Measuring three-phase power requires specific techniques:
- Voltage Measurement:
- Set multimeter to AC voltage range above expected line voltage
- Measure between each pair of phases (VAB, VBC, VCA)
- For Wye systems, measure phase-to-neutral voltages if neutral is available
- Current Measurement:
- Use a clamp meter for current measurements
- Measure each phase conductor individually
- Compare readings – current imbalance >10% indicates problems
- Power Calculation:
- For balanced loads: P = √3 × Vavg × Iavg × PF
- For unbalanced loads: Measure each phase power separately and sum
- Use a power quality analyzer for most accurate measurements
Safety Note: Always use properly rated CAT III or CAT IV meters for three-phase measurements, and follow all electrical safety procedures.
What are the advantages of 480V three-phase systems over 208V?
480V three-phase systems offer several advantages over 208V:
| Characteristic | 208V System | 480V System |
|---|---|---|
| Current for Same Power | Higher | Lower (2.3× less) |
| Conductor Size | Larger | Smaller (reduced costs) |
| Voltage Drop | Higher | Lower (better regulation) |
| Equipment Cost | Generally lower | Slightly higher |
| Motor Efficiency | Good | Better (higher voltage) |
| Arc Flash Hazard | Lower | Higher (requires more safety) |
| Typical Applications | Small commercial, light industrial | Heavy industrial, large motors |
| Transformer Requirements | Often none | Usually required for utilization |
| Power Distribution Efficiency | Good | Excellent (lower I²R losses) |
480V is generally preferred for industrial applications with loads >50 kW, while 208V is common for smaller commercial buildings and light industrial facilities.
Can I convert single-phase to three-phase power?
Yes, several methods exist to convert single-phase to three-phase power:
- Phase Converters:
- Static Converters: Use capacitors to create a third leg (limited to specific loads)
- Rotary Converters: Combine a motor and generator to produce balanced three-phase (more versatile)
- Digital Converters: Use electronics to synthesize three-phase (most precise but expensive)
- Variable Frequency Drives:
- Can convert single-phase input to three-phase output
- Limited by derating factor (typically 50% of rated HP)
- Best for motor loads up to ~10 HP
- Transformer-Based Solutions:
- Scott-T transformers can convert single-phase to three-phase
- Requires careful sizing and installation
- Efficient for larger loads (>20 kW)
- Generator Sets:
- Three-phase generators can provide true three-phase power
- Most expensive but most reliable solution
- Ideal for off-grid or backup power applications
Important Considerations:
- Conversion efficiency varies by method (70-95%)

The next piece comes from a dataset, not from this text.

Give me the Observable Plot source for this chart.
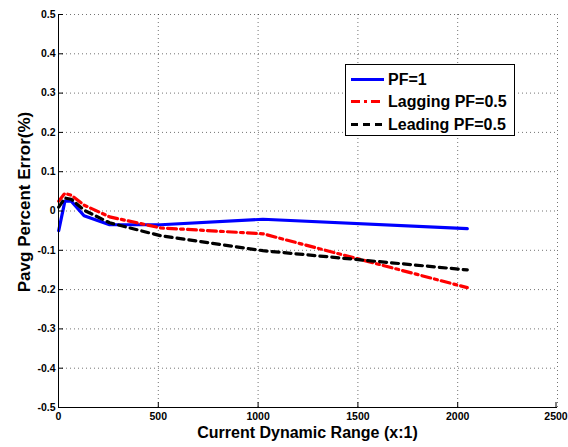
<!DOCTYPE html>
<html><head><meta charset="utf-8">
<script src="https://cdn.jsdelivr.net/npm/d3@7"></script>
<script src="https://cdn.jsdelivr.net/npm/@observablehq/plot@0.6"></script>
<style>
body{margin:0;background:#fff;}
#chart{position:relative;width:568px;height:447px;font-family:"Liberation Sans",Arial,sans-serif;}
#chart svg{position:absolute;left:0;top:0;}
.legend{position:absolute;left:345px;top:64px;width:168px;height:70px;border:1px solid #000;background:#fff;}
.xlabel{position:absolute;left:58px;width:499px;top:423px;text-align:center;font-weight:bold;font-size:16px;line-height:20px;}
.ylabel{position:absolute;left:25px;top:202px;width:0;height:0;}
.ylabel div{position:absolute;transform:translate(-50%,-50%) rotate(-90deg);white-space:nowrap;font-weight:bold;font-size:17px;line-height:20px;}
</style></head><body><div id="chart"></div>
<script>
// Data
const ranges = [1, 32, 64, 128, 256, 512, 1024, 2048];
const pf1 = [-0.05, 0.025, 0.025, -0.012, -0.035, -0.035, -0.021, -0.045];
const lagging = [0.025, 0.045, 0.04, 0.015, -0.015, -0.043, -0.058, -0.195];
const leading = [0.01, 0.033, 0.03, 0.002, -0.03, -0.063, -0.101, -0.15];
const seriesNames = ["PF=1", "Lagging PF=0.5", "Leading PF=0.5"];
const xTicks = [0, 500, 1000, 1500, 2000, 2500];
const yTicks = [-0.5, -0.4, -0.3, -0.2, -0.1, 0, 0.1, 0.2, 0.3, 0.4, 0.5];
const xLabel = "Current Dynamic Range (x:1)";
const yLabel = "Pavg Percent Error(%)";

const colors = ["#0000ff", "#ff0000", "#000000"];
const dashes = [null, "9,4,3,4", "7,5"];
const seriesValues = [pf1, lagging, leading];

const rows = [];
seriesNames.forEach((name, s) => ranges.forEach((r, i) => rows.push({series: name, x: r, y: seriesValues[s][i]})));

const lineMarks = seriesNames.map((name, s) =>
  Plot.line(rows.filter(d => d.series === name), {x: "x", y: "y", stroke: colors[s], strokeWidth: 3.2, strokeDasharray: dashes[s], strokeLinejoin: "round"}));

const lastX = xTicks[xTicks.length - 1];
const plot = Plot.plot({
  width: 568, height: 447,
  marginLeft: 58, marginRight: 11, marginTop: 14, marginBottom: 40,
  style: {fontFamily: "'Liberation Sans', Arial, sans-serif", fontSize: "10.5px", fontWeight: "bold", color: "#000", background: "transparent"},
  x: {domain: [0, 2500]},
  y: {domain: [-0.5, 0.5]},
  marks: [
    Plot.gridX(xTicks, {stroke: "#000", strokeOpacity: 0.55, strokeDasharray: "1,3"}),
    Plot.gridY(yTicks, {stroke: "#000", strokeOpacity: 0.55, strokeDasharray: "1,3"}),
    ...lineMarks,
    Plot.ruleX([0], {stroke: "#000"}),
    Plot.ruleY([-0.5], {stroke: "#000"}),
    Plot.axisX(xTicks.slice(0, -1), {tickSize: -5, tickPadding: 10, label: null, tickFormat: d => String(d), fontWeight: "bold"}),
    Plot.axisX([lastX], {tickSize: -5, tickPadding: 10, label: null, tickFormat: d => String(d), fontWeight: "bold", dx: -1.5}),
    Plot.axisY(yTicks, {tickSize: -5, tickPadding: 8, label: null, tickFormat: d => String(d), fontWeight: "bold"})
  ]
});

const chart = document.getElementById("chart");
chart.appendChild(plot);

const xl = document.createElement("div"); xl.className = "xlabel"; xl.textContent = xLabel; chart.appendChild(xl);
const yl = document.createElement("div"); yl.className = "ylabel"; const yi = document.createElement("div"); yi.textContent = yLabel; yl.appendChild(yi); chart.appendChild(yl);

// Legend
const leg = document.createElement("div"); leg.className = "legend";
const ns = "http://www.w3.org/2000/svg";
const lsvg = document.createElementNS(ns, "svg");
lsvg.setAttribute("width", 168); lsvg.setAttribute("height", 70);
lsvg.style.position = "absolute"; lsvg.style.left = "0"; lsvg.style.top = "0";
const rowY = [14.5, 36.5, 59.5];
seriesNames.forEach((name, s) => {
  const ln = document.createElementNS(ns, "line");
  ln.setAttribute("x1", 5); ln.setAttribute("x2", 38);
  ln.setAttribute("y1", rowY[s]); ln.setAttribute("y2", rowY[s]);
  ln.setAttribute("stroke", colors[s]); ln.setAttribute("stroke-width", 3);
  if (dashes[s]) ln.setAttribute("stroke-dasharray", dashes[s]);
  lsvg.appendChild(ln);
  const tx = document.createElementNS(ns, "text");
  tx.setAttribute("x", 42); tx.setAttribute("y", rowY[s]);
  tx.setAttribute("dy", "0.36em");
  tx.setAttribute("font-family", "'Liberation Sans', Arial, sans-serif");
  tx.setAttribute("font-weight", "bold"); tx.setAttribute("font-size", 16);
  tx.textContent = name;
  lsvg.appendChild(tx);
});
leg.appendChild(lsvg);
chart.appendChild(leg);
</script></body></html>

- Some methods may not produce balanced three-phase
- Load requirements dictate the best conversion method
- Consult with a qualified electrical engineer for system design
What are the most common three-phase motor problems?
Three-phase motors commonly experience these issues:
- Single Phasing:
- Caused by blown fuses, broken conductors, or faulty contactors
- Results in motor running on two phases, causing overheating
- Prevent with proper overcurrent protection and phase loss relays
- Voltage Imbalance:
- Caused by unbalanced loads or utility issues
- Imbalance >2% can cause motor heating and reduced torque
- Check with voltmeter between all phase pairs
- Low Power Factor:
- Common in underloaded motors
- Causes higher current draw and energy waste
- Improve with power factor correction capacitors
- Bearing Failure:
- Caused by poor lubrication, contamination, or misalignment
- Results in increased friction and eventual motor failure
- Prevent with regular maintenance and proper installation
- Winding Failures:
- Caused by overheating, voltage surges, or contamination
- Manifest as shorted turns or ground faults
- Prevent with proper cooling and surge protection
- Misalignment:
- Caused by improper installation or base movement
- Results in vibration, bearing wear, and coupling failure
- Check alignment with laser tools during installation
- Overloading:
- Caused by mechanical jams or excessive load
- Results in overheating and premature failure
- Prevent with proper sizing and overload protection
Regular predictive maintenance including thermography, vibration analysis, and power quality monitoring can identify these issues before they cause motor failure.